Printing on t-shirts
In previous posts I’ve described different printing methods on fabric. My main faves being plain weave cottons for quilting and linen for tea towels. Different textures and weaves produce different prints. I also like to print on t-shirts which is quite different again.
T-shirts are made from a knit fabric unlike the fabric I usually print on which is woven. Knit fabric is generally made up of a single yarn, looped continuously (interloped or knitted) and woven fabric usually uses multiple yarns to cross each other, interlacing two or more threads at right angles to one another. Knits stretch and generally won’t fray – one way to easily tell them apart!
So, with printing on t-shirts, a little care is needed to prevent too much stretch and thus distorting the print.

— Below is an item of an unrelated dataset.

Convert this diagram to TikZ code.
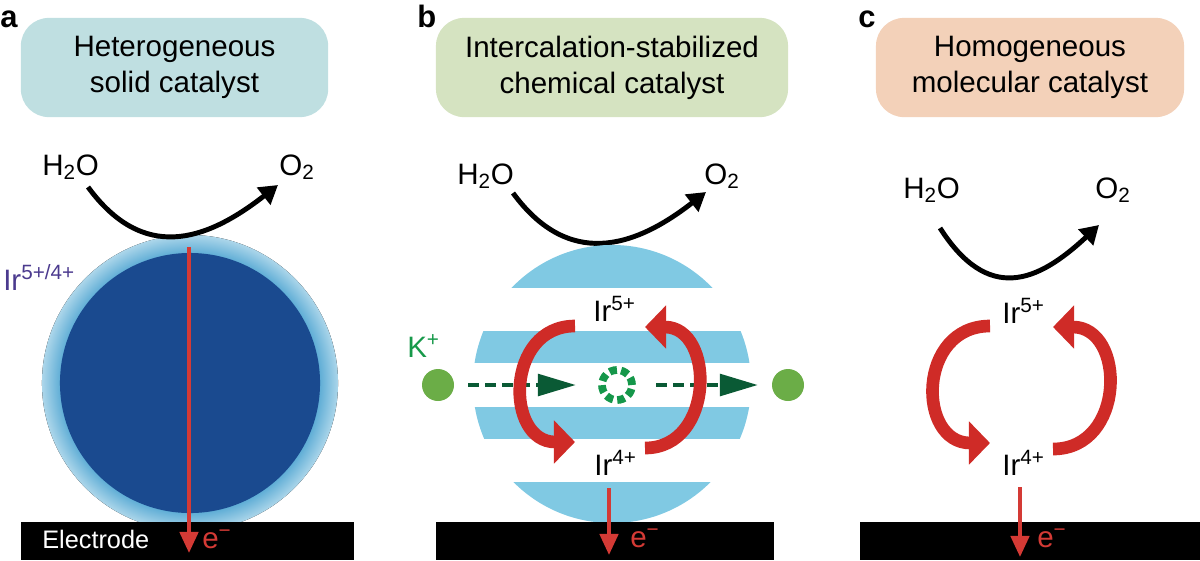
\documentclass[tikz,border=0pt]{standalone}
\usepackage{fontspec}
\setmainfont{Liberation Sans}
\usetikzlibrary{arrows.meta}

\definecolor{boxa}{HTML}{BFDFE1}
\definecolor{boxb}{HTML}{D5E3C1}
\definecolor{boxc}{HTML}{F3D1B9}
\definecolor{coreblue}{HTML}{1A4A8F}
\definecolor{haloin}{HTML}{55A8D3}
\definecolor{haloout}{HTML}{ACD6EA}
\definecolor{stripeblue}{HTML}{80C9E3}
\definecolor{ered}{HTML}{D43A35}
\definecolor{cyclered}{HTML}{CF2B27}
\definecolor{irpurple}{HTML}{4B3A8E}
\definecolor{ktext}{HTML}{17994A}
\definecolor{kball}{HTML}{6BAD47}
\definecolor{kdark}{HTML}{0A5A35}
\definecolor{vgreen}{HTML}{15974A}

\pgfdeclareradialshading{halo}{\pgfpoint{0bp}{0bp}}{color(0bp)=(haloin); color(21.5bp)=(haloin); color(25bp)=(haloout); color(50bp)=(haloout)}

\begin{document}
\begin{tikzpicture}[x=0.025cm, y=-0.025cm,
    plabel/.style={font=\fontsize{22}{26}\selectfont\bfseries, anchor=base west, inner sep=0pt},
    capbox/.style={rounded corners=0.7cm, minimum height=2.48cm, align=center,
      font=\fontsize{21}{25.5}\selectfont},
    chem/.style={font=\fontsize{21}{25}\selectfont, anchor=base west, inner sep=0pt},
    arcflow/.style={line width=3.5pt, -{Triangle[width=15pt,length=13pt]}},
    eflow/.style={draw=ered, line width=2.8pt, -{Triangle[width=13pt,length=15pt]}},
    redcycle/.style={draw=cyclered, line width=9pt, -{Triangle[width=30pt,length=15pt]}},
    kflow/.style={draw=kdark, line width=2.5pt, dash pattern=on 0.275cm off 0.15cm,
      -{Triangle[width=15.5pt,length=27pt]}},
    kion/.style={circle, fill=kball, minimum size=0.8cm, inner sep=0pt}]

  \useasboundingbox (0,0) rectangle (1200,560);

  % panel a
  \node[plabel] (la) at (0,27) {a};
  \node[capbox, fill=boxa, minimum width=7.68cm] (capa) at (174.5,67.5) {Heterogeneous\\solid catalyst};
  \node[chem] (h2oa) at (42,175) {H\textsubscript{2}O};
  \node[chem] (o2a) at (279,175) {O\textsubscript{2}};
  \coordinate (wa) at (88,187);
  \coordinate (oa) at (278,185);
  \fill[shading=halo] (190,383) circle (3.7cm);
  \fill[coreblue] (190,383) circle (3.25cm);
  \draw[arcflow] (wa) .. controls +(55,75) and +(-73,57) .. (oa);
  \node[chem, text=irpurple] (ira) at (3,290) {Ir\textsuperscript{5+/4+}};
  \fill[black] (21,522) rectangle (354,560);
  \node[chem, font=\fontsize{18}{22}\selectfont, text=white] (ela) at (42,548) {Electrode};
  \coordinate (ea1) at (189,247);
  \coordinate (ea2) at (189,553);
  \draw[eflow] (ea1) -- (ea2);
  \node[chem, text=ered] (ela2) at (202,548) {e\textsuperscript{−}};

  % panel b
  \node[plabel] (lb) at (417,27) {b};
  \node[capbox, fill=boxb, minimum width=8.8cm] (capb) at (612,67.5) {Intercalation-stabilized\\chemical catalyst};
  \node[chem] (h2ob) at (457,184) {H\textsubscript{2}O};
  \node[chem] (o2b) at (704,184) {O\textsubscript{2}};
  \coordinate (wb) at (513,193);
  \coordinate (ob) at (706,192);
  \draw[arcflow] (wb) .. controls +(55,75) and +(-73,57) .. (ob);
  \begin{scope}
    \clip (612,384) circle (3.475cm);
    \fill[stripeblue] (460,240) rectangle (770,288);
    \fill[stripeblue] (460,331) rectangle (770,363);
    \fill[stripeblue] (460,407) rectangle (770,439);
    \fill[stripeblue] (460,482) rectangle (770,530);
  \end{scope}
  \node[chem, text=ktext] (kp) at (407,357) {K\textsuperscript{+}};
  \node[kion] (kl) at (438,385) {};
  \node[kion] (kr) at (788,385) {};
  \node[circle, draw=vgreen, line width=5.5pt, minimum size=0.75cm, inner sep=0pt,
    dash pattern=on 0.19cm off 0.105cm] (vac) at (617,385) {};
  \draw[kflow, shorten <=0.35cm, shorten >=0.56cm] (kl) -- (vac);
  \draw[kflow, shorten <=0.51cm, shorten >=0.35cm] (vac) -- (kr);
  \node[chem] (ir5b) at (593,321) {Ir\textsuperscript{5+}};
  \node[chem] (ir4b) at (594,475) {Ir\textsuperscript{4+}};
  \coordinate (b5l) at (575,326);
  \coordinate (b4l) at (575,442);
  \coordinate (b4r) at (645,448);
  \coordinate (b5r) at (645,327);
  \draw[redcycle] (b5l) .. controls +(-70,0) and +(-70,0) .. (b4l);
  \draw[redcycle] (b4r) .. controls +(70,0) and +(70,0) .. (b5r);
  \fill[black] (436,522) rectangle (774,560);
  \coordinate (eb1) at (609,488);
  \coordinate (eb2) at (609,555);
  \draw[eflow] (eb1) -- (eb2);
  \node[chem, text=ered] (elb) at (630,547) {e\textsuperscript{−}};

  % panel c
  \node[plabel] (lc) at (858,27) {c};
  \node[capbox, fill=boxc, minimum width=7.7cm] (capc) at (1030,67.5) {Homogeneous\\molecular catalyst};
  \node[chem] (h2oc) at (903,198) {H\textsubscript{2}O};
  \node[chem] (o2c) at (1095,198) {O\textsubscript{2}};
  \coordinate (wc) at (940,228);
  \coordinate (oc) at (1099,225);
  \draw[arcflow] (wc) .. controls +(48,75) and +(-62,58) .. (oc);
  \node[chem] (ir5c) at (1002,323) {Ir\textsuperscript{5+}};
  \node[chem] (ir4c) at (1002,475) {Ir\textsuperscript{4+}};
  \coordinate (c5l) at (990,326);
  \coordinate (c4l) at (990,443);
  \coordinate (c4r) at (1053,449);
  \coordinate (c5r) at (1053,327);
  \draw[redcycle] (c5l) .. controls +(-73,0) and +(-73,0) .. (c4l);
  \draw[redcycle] (c4r) .. controls +(73,0) and +(73,0) .. (c5r);
  \fill[black] (860,522) rectangle (1200,560);
  \coordinate (ec1) at (1020,487);
  \coordinate (ec2) at (1020,557);
  \draw[eflow] (ec1) -- (ec2);
  \node[chem, text=ered] (elc) at (1037,547) {e\textsuperscript{−}};
\end{tikzpicture}
\end{document}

Smoothing the t-shirt vertically helps with this.
Due to the nature of the fabric being ‘knitted’ unevenness can also result with the ink being heavier in parts as the fabric absorbs the ink. I’ve found that placing a piece of blockout curtain lining inside the t-shirt before printing actually keeps the surface from stretching too much. I imagine the thicker surface holds it in place and the rubbery side facing the back also prevents any ink coming through to the other side of the t-shirt.
For these t-shirt prints I used papercut letters as a mask, creating a negative image by blocking the ink from being applied to the surface (the opposite of a stencil). This project was for a lady who’d seen some of my stencil and mask prints in the studio window. Now there will be four happy little girls next play day at Granny’s!